The corona pandemic illustrates with alarming clarity what a 'global issue' can mean in the worst case; namely, the spread of a dangerous infectious disease that transcends all political and geographical boundaries, the like of which has not threatened humanity on this scale for many decades.
The fact that major global challenges exist, and that these can only be overcome by working together in a concerted way, prompted the Foundation to give new impetus to its international funding as early as autumn 2017: It did so under the umbrella of the funding initiative Global Issues – Integrating Different Perspectives with its thematic calls for proposals. Dr. Adelheid Wessler, leader of the 'International' funding team, explains the goals being pursued by the Foundation and its funding partners and how the initiative is structured.
It was of course not at all foreseeable that the call titled 'Mobility – Global Medicine and Health Research' in the context of 'Global Issues' would become so dramatically more topical. What was it that prompted the call?
Adelheid Wessler: The basic idea was that the exploding mobility of people, whether for tourism or economic reasons or involuntarily through displacement and people seeking refuge, brings with it enormous challenges but also opportunities for the health systems in the affected countries. We are experiencing all too clearly how Covid-19, due to global interdependencies, is spreading rapidly throughout the world – with sometimes quite disastrous local effects.

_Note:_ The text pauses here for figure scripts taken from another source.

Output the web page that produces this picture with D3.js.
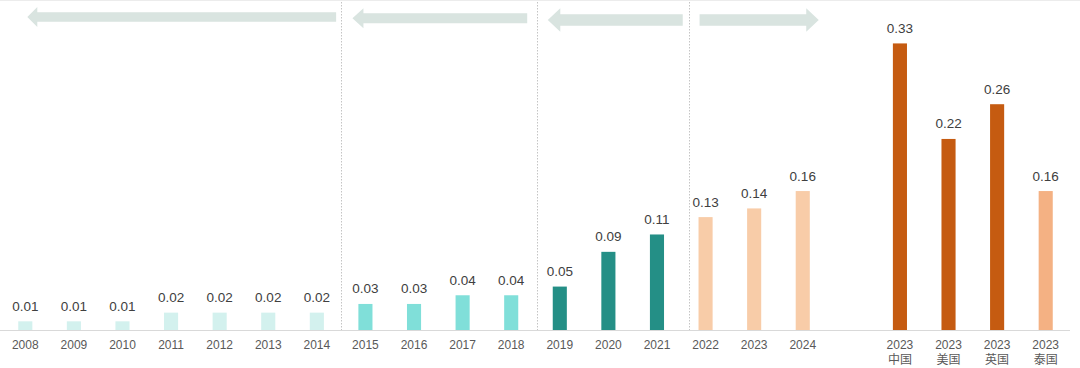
<!DOCTYPE html>
<html>
<head>
<meta charset="utf-8">
<script src="https://cdn.jsdelivr.net/npm/d3@7"></script>
<style>
  html, body { margin: 0; padding: 0; background: #fff; }
  svg { display: block; font-family: "Liberation Sans", Arial, sans-serif; }
</style>
</head>
<body>
<svg id="chart" width="1080" height="368"></svg>
<script>
// ---- data ----
const categories = ["2008","2009","2010","2011","2012","2013","2014",
  "2015","2016","2017","2018",
  "2019","2020","2021",
  "2022","2023","2024",
  "gap",
  "2023中国","2023美国","2023英国","2023泰国"];
const yearLabels = ["2008","2009","2010","2011","2012","2013","2014",
  "2015","2016","2017","2018",
  "2019","2020","2021",
  "2022","2023","2024",
  "",
  "2023","2023","2023","2023"];
const subLabels = ["","","","","","","","","","","","","","","","","","",
  "中国","美国","英国","泰国"];
const values = [0.01,0.01,0.01,0.02,0.02,0.02,0.02,
  0.03,0.03,0.04,0.04,
  0.05,0.09,0.11,
  0.13,0.14,0.16,
  null,
  0.33,0.22,0.26,0.16];
const valueLabels = ["0.01","0.01","0.01","0.02","0.02","0.02","0.02",
  "0.03","0.03","0.04","0.04",
  "0.05","0.09","0.11",
  "0.13","0.14","0.16",
  "",
  "0.33","0.22","0.26","0.16"];
const groups = [0,0,0,0,0,0,0, 1,1,1,1, 2,2,2, 3,3,3, -1, 4,4,4,5];
const groupColors = ["#d3f1ee","#80dfd9","#248f86","#f8cca8","#c55b11","#f4b183"];
// arrows: [first category, last category, direction]
const arrowSpans = [["2008","2014","left"],["2015","2018","left"],["2019","2021","left"],["2022","2024","right"]];
const separatorsAfter = ["2014","2018","2021"];

// ---- scales ----
const svg = d3.select("#chart");
const baseY = 330;
const x = d3.scaleBand().domain(categories).range([1, 1070]).paddingInner(0.71).paddingOuter(0.355);
const y = d3.scaleLinear().domain([0, 0.38]).range([baseY, 0]);
const step = x.step();
const cx = c => x(c) + x.bandwidth() / 2;

// top faint border
svg.append("line").attr("x1",0).attr("x2",1080).attr("y1",0.5).attr("y2",0.5)
  .attr("stroke","#ececec").attr("stroke-width",1);

// separators
separatorsAfter.forEach((c, i) => {
  const xs = i === 2 ? cx(c) + step * 0.66 : cx(c) + step / 2 + (i === 1 ? 1 : 0);
  svg.append("line")
    .attr("x1", Math.round(xs) + 0.5).attr("x2", Math.round(xs) + 0.5)
    .attr("y1", 2).attr("y2", baseY)
    .attr("stroke", "#c4c4c4").attr("stroke-width", 1)
    .attr("stroke-dasharray", "1.5,1.5");
});

// arrows
const arrowColor = "#d9e4e0";
const arrowDefs = [
  {l: cx("2008") + 2, r: cx("2014") + step/2 - 5, cy: 17, sh: 9.5, hh: 20, hl: 10},
  {l: cx("2015") - 13, r: cx("2018") + 16, cy: 18.3, sh: 10, hh: 20, hl: 11},
  {l: cx("2019") - 12, r: cx("2021") + step * 0.53, cy: 20, sh: 11.4, hh: 23.4, hl: 12.5},
  {l: cx("2022") - 6, r: cx("2024") + 16, cy: 20, sh: 11.4, hh: 23.4, hl: 12.5}
];
arrowSpans.forEach((a, i) => {
  const d = arrowDefs[i];
  let pts;
  if (a[2] === "left") {
    pts = [[d.l, d.cy], [d.l + d.hl, d.cy - d.hh/2], [d.l + d.hl, d.cy - d.sh/2], [d.r, d.cy - d.sh/2],
           [d.r, d.cy + d.sh/2], [d.l + d.hl, d.cy + d.sh/2], [d.l + d.hl, d.cy + d.hh/2]];
  } else {
    pts = [[d.r, d.cy], [d.r - d.hl, d.cy - d.hh/2], [d.r - d.hl, d.cy - d.sh/2], [d.l, d.cy - d.sh/2],
           [d.l, d.cy + d.sh/2], [d.r - d.hl, d.cy + d.sh/2], [d.r - d.hl, d.cy + d.hh/2]];
  }
  svg.append("polygon").attr("points", pts.map(p => p.join(",")).join(" ")).attr("fill", arrowColor);
});

// bars
const data = categories.map((c, i) => ({c, v: values[i], g: groups[i], lbl: valueLabels[i], yl: yearLabels[i], sl: subLabels[i]}))
  .filter(d => d.v !== null);

svg.append("g").selectAll("rect").data(data).join("rect")
  .attr("x", d => x(d.c))
  .attr("width", x.bandwidth())
  .attr("y", d => y(d.v))
  .attr("height", d => baseY - y(d.v))
  .attr("fill", d => groupColors[d.g]);

// value labels
svg.append("g").selectAll("text").data(data).join("text")
  .attr("x", d => cx(d.c))
  .attr("y", d => y(d.v) - 10.5)
  .attr("text-anchor", "middle")
  .attr("font-size", 13.5)
  .attr("fill", "#404040")
  .text(d => d.lbl);

// axis line
svg.append("line").attr("x1", 0).attr("x2", 1070).attr("y1", baseY + 0.5).attr("y2", baseY + 0.5)
  .attr("stroke", "#d9d9d9").attr("stroke-width", 1.2);

// axis labels
svg.append("g").selectAll("text").data(data).join("text")
  .attr("x", d => cx(d.c))
  .attr("y", baseY + 19)
  .attr("text-anchor", "middle")
  .attr("font-size", 12)
  .attr("fill", "#595959")
  .text(d => d.yl);
svg.append("g").selectAll("text").data(data.filter(d => d.sl)).join("text")
  .attr("x", d => cx(d.c))
  .attr("y", baseY + 34)
  .attr("text-anchor", "middle")
  .attr("font-size", 12)
  .attr("font-family", "'Noto Sans CJK SC', sans-serif")
  .attr("fill", "#595959")
  .text(d => d.sl);
</script>
</body>
</html>
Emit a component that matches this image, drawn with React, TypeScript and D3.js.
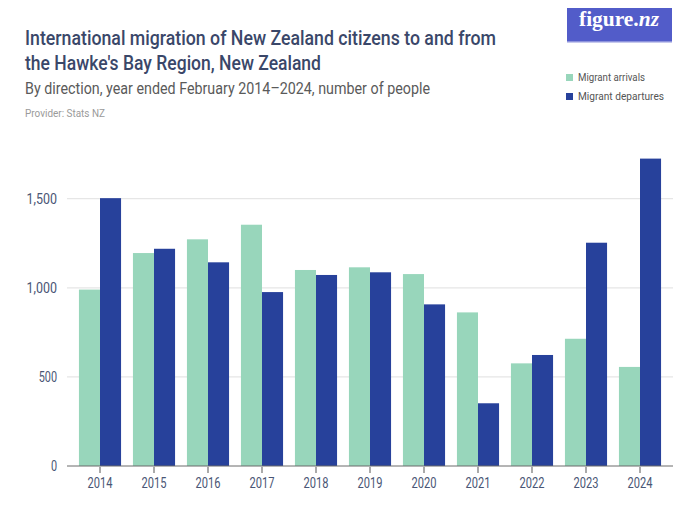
import React, { useEffect, useRef } from 'react';
import * as d3 from 'd3';

const years = ['2014', '2015', '2016', '2017', '2018', '2019', '2020', '2021', '2022', '2023', '2024'];
const arrivals = [990, 1195, 1272, 1354, 1100, 1115, 1077, 862, 576, 714, 556];
const departures = [1503, 1219, 1143, 976, 1072, 1087, 907, 352, 623, 1253, 1725];
const seriesNames = ['Migrant arrivals', 'Migrant departures'];
const seriesColors = ['#98d6bb', '#27419b'];
const yTicks = [0, 500, 1000, 1500];

const FONT = '"Roboto", "Liberation Sans", sans-serif';

// squeeze a text run to a given width, so Roboto reads like the condensed face
const squeeze = (sel: any, w: number) =>
  sel.attr('textLength', w).attr('lengthAdjust', 'spacingAndGlyphs');

const App: React.FC = () => {
  const svgRef = useRef<SVGSVGElement>(null);
  const width = 700;
  const height = 525;

  useEffect(() => {
    if (!svgRef.current) return;
    const svg = d3.select(svgRef.current);
    svg.selectAll('*').remove();

    svg.append('rect').attr('width', width).attr('height', height).attr('fill', '#ffffff');

    // Header
    const titleColor = '#3a4769';
    squeeze(svg.append('text').attr('x', 25).attr('y', 45).attr('font-family', FONT)
      .attr('font-size', 21).attr('font-weight', 500).attr('fill', titleColor)
      .text('International migration of New Zealand citizens to and from'), 471);
    squeeze(svg.append('text').attr('x', 25).attr('y', 70).attr('font-family', FONT)
      .attr('font-size', 21).attr('font-weight', 500).attr('fill', titleColor)
      .text("the Hawke's Bay Region, New Zealand"), 296);
    squeeze(svg.append('text').attr('x', 25).attr('y', 94).attr('font-family', FONT)
      .attr('font-size', 16.5).attr('fill', '#5a5a5a')
      .text('By direction, year ended February 2014–2024, number of people'), 405);
    squeeze(svg.append('text').attr('x', 25).attr('y', 117).attr('font-family', FONT)
      .attr('font-size', 11).attr('fill', '#9a9a9a')
      .text('Provider: Stats NZ'), 80);

    // Logo
    svg.append('rect').attr('x', 567).attr('y', 0).attr('width', 105).attr('height', 42).attr('fill', '#525cc9');
    svg.append('rect').attr('x', 567).attr('y', 41).attr('width', 105).attr('height', 1.5).attr('fill', '#8d93dc');
    const logo = svg.append('text').attr('x', 579).attr('y', 26)
      .attr('font-family', '"Liberation Serif", serif').attr('font-weight', 'bold')
      .attr('font-size', 21).attr('fill', '#ffffff');
    logo.append('tspan').text('figure.');
    logo.append('tspan').attr('font-style', 'italic').text('nz');
    squeeze(logo, 80);

    // Legend
    const legendW = [67, 86];
    seriesNames.forEach((name, i) => {
      const row = svg.append('g').attr('transform', `translate(566, ${77 + i * 19})`);
      row.append('rect').attr('x', 0).attr('y', -3).attr('width', 7).attr('height', 7).attr('fill', seriesColors[i]);
      squeeze(row.append('text').attr('x', 12).attr('y', 4).attr('font-family', FONT)
        .attr('font-size', 11.5).attr('fill', '#555').text(name), legendW[i]);
    });

    // Scales
    const x0 = d3.scaleBand().domain(years).range([73, 667]).paddingInner(0.22).paddingOuter(0.11);
    const x1 = d3.scaleBand().domain(['a', 'd']).range([0, x0.bandwidth()]);
    const y = d3.scaleLinear().domain([0, 1800]).range([466, 466 - 1800 * 0.1782]);

    // Grid
    svg.append('g').selectAll('line').data(yTicks.filter(t => t > 0)).join('line')
      .attr('x1', 67).attr('x2', 673)
      .attr('y1', d => y(d)).attr('y2', d => y(d))
      .attr('stroke', '#e6e6e6').attr('stroke-width', 1.2);

    // Bars
    const groups = svg.append('g').selectAll('g').data(years).join('g')
      .attr('transform', d => `translate(${x0(d)},0)`);
    groups.append('rect')
      .attr('x', x1('a')!).attr('width', x1.bandwidth())
      .attr('y', (_, i) => y(arrivals[i])).attr('height', (_, i) => y(0) - y(arrivals[i]))
      .attr('fill', seriesColors[0]);
    groups.append('rect')
      .attr('x', x1('d')!).attr('width', x1.bandwidth())
      .attr('y', (_, i) => y(departures[i])).attr('height', (_, i) => y(0) - y(departures[i]))
      .attr('fill', seriesColors[1]);

    // Y labels
    const yFmt = d3.format(',');
    svg.append('g').selectAll('text').data(yTicks).join('text')
      .attr('x', 57).attr('y', d => y(d) + 5).attr('text-anchor', 'end')
      .attr('font-family', FONT).attr('font-size', 14).attr('fill', '#4a5675')
      .attr('textLength', d => yFmt(d).length * 6.1)
      .attr('lengthAdjust', 'spacingAndGlyphs')
      .text(d => yFmt(d));

    // X axis
    svg.append('line').attr('x1', 67).attr('x2', 673).attr('y1', y(0)).attr('y2', y(0))
      .attr('stroke', '#6b6b6b').attr('stroke-width', 1);
    const xt = svg.append('g').selectAll('g').data(years).join('g')
      .attr('transform', d => `translate(${x0(d)! + x0.bandwidth() / 2},${y(0)})`);
    xt.append('line').attr('y1', 0.5).attr('y2', 7).attr('stroke', '#aaaaaa').attr('stroke-width', 2);
    xt.append('text').attr('x', -12.5).attr('y', 22)
      .attr('font-family', FONT).attr('font-size', 14).attr('fill', '#4a5675')
      .attr('textLength', 25).attr('lengthAdjust', 'spacingAndGlyphs')
      .text(d => d);
  }, []);

  return <svg ref={svgRef} width={width} height={height} style={{ display: 'block', margin: -8 }} />;
};

export default App;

The idea behind this specific call was born in collaboration between us and three other major European foundations: Wellcome in the UK, the Novo Nordisk Foundation in Denmark, and the La Caixa Foundation in Spain. We want to support projects that examine the impact of mobility on the health of local and mobile populations as well as on different health systems from different perspectives. The proposed solutions should of course be sustainable.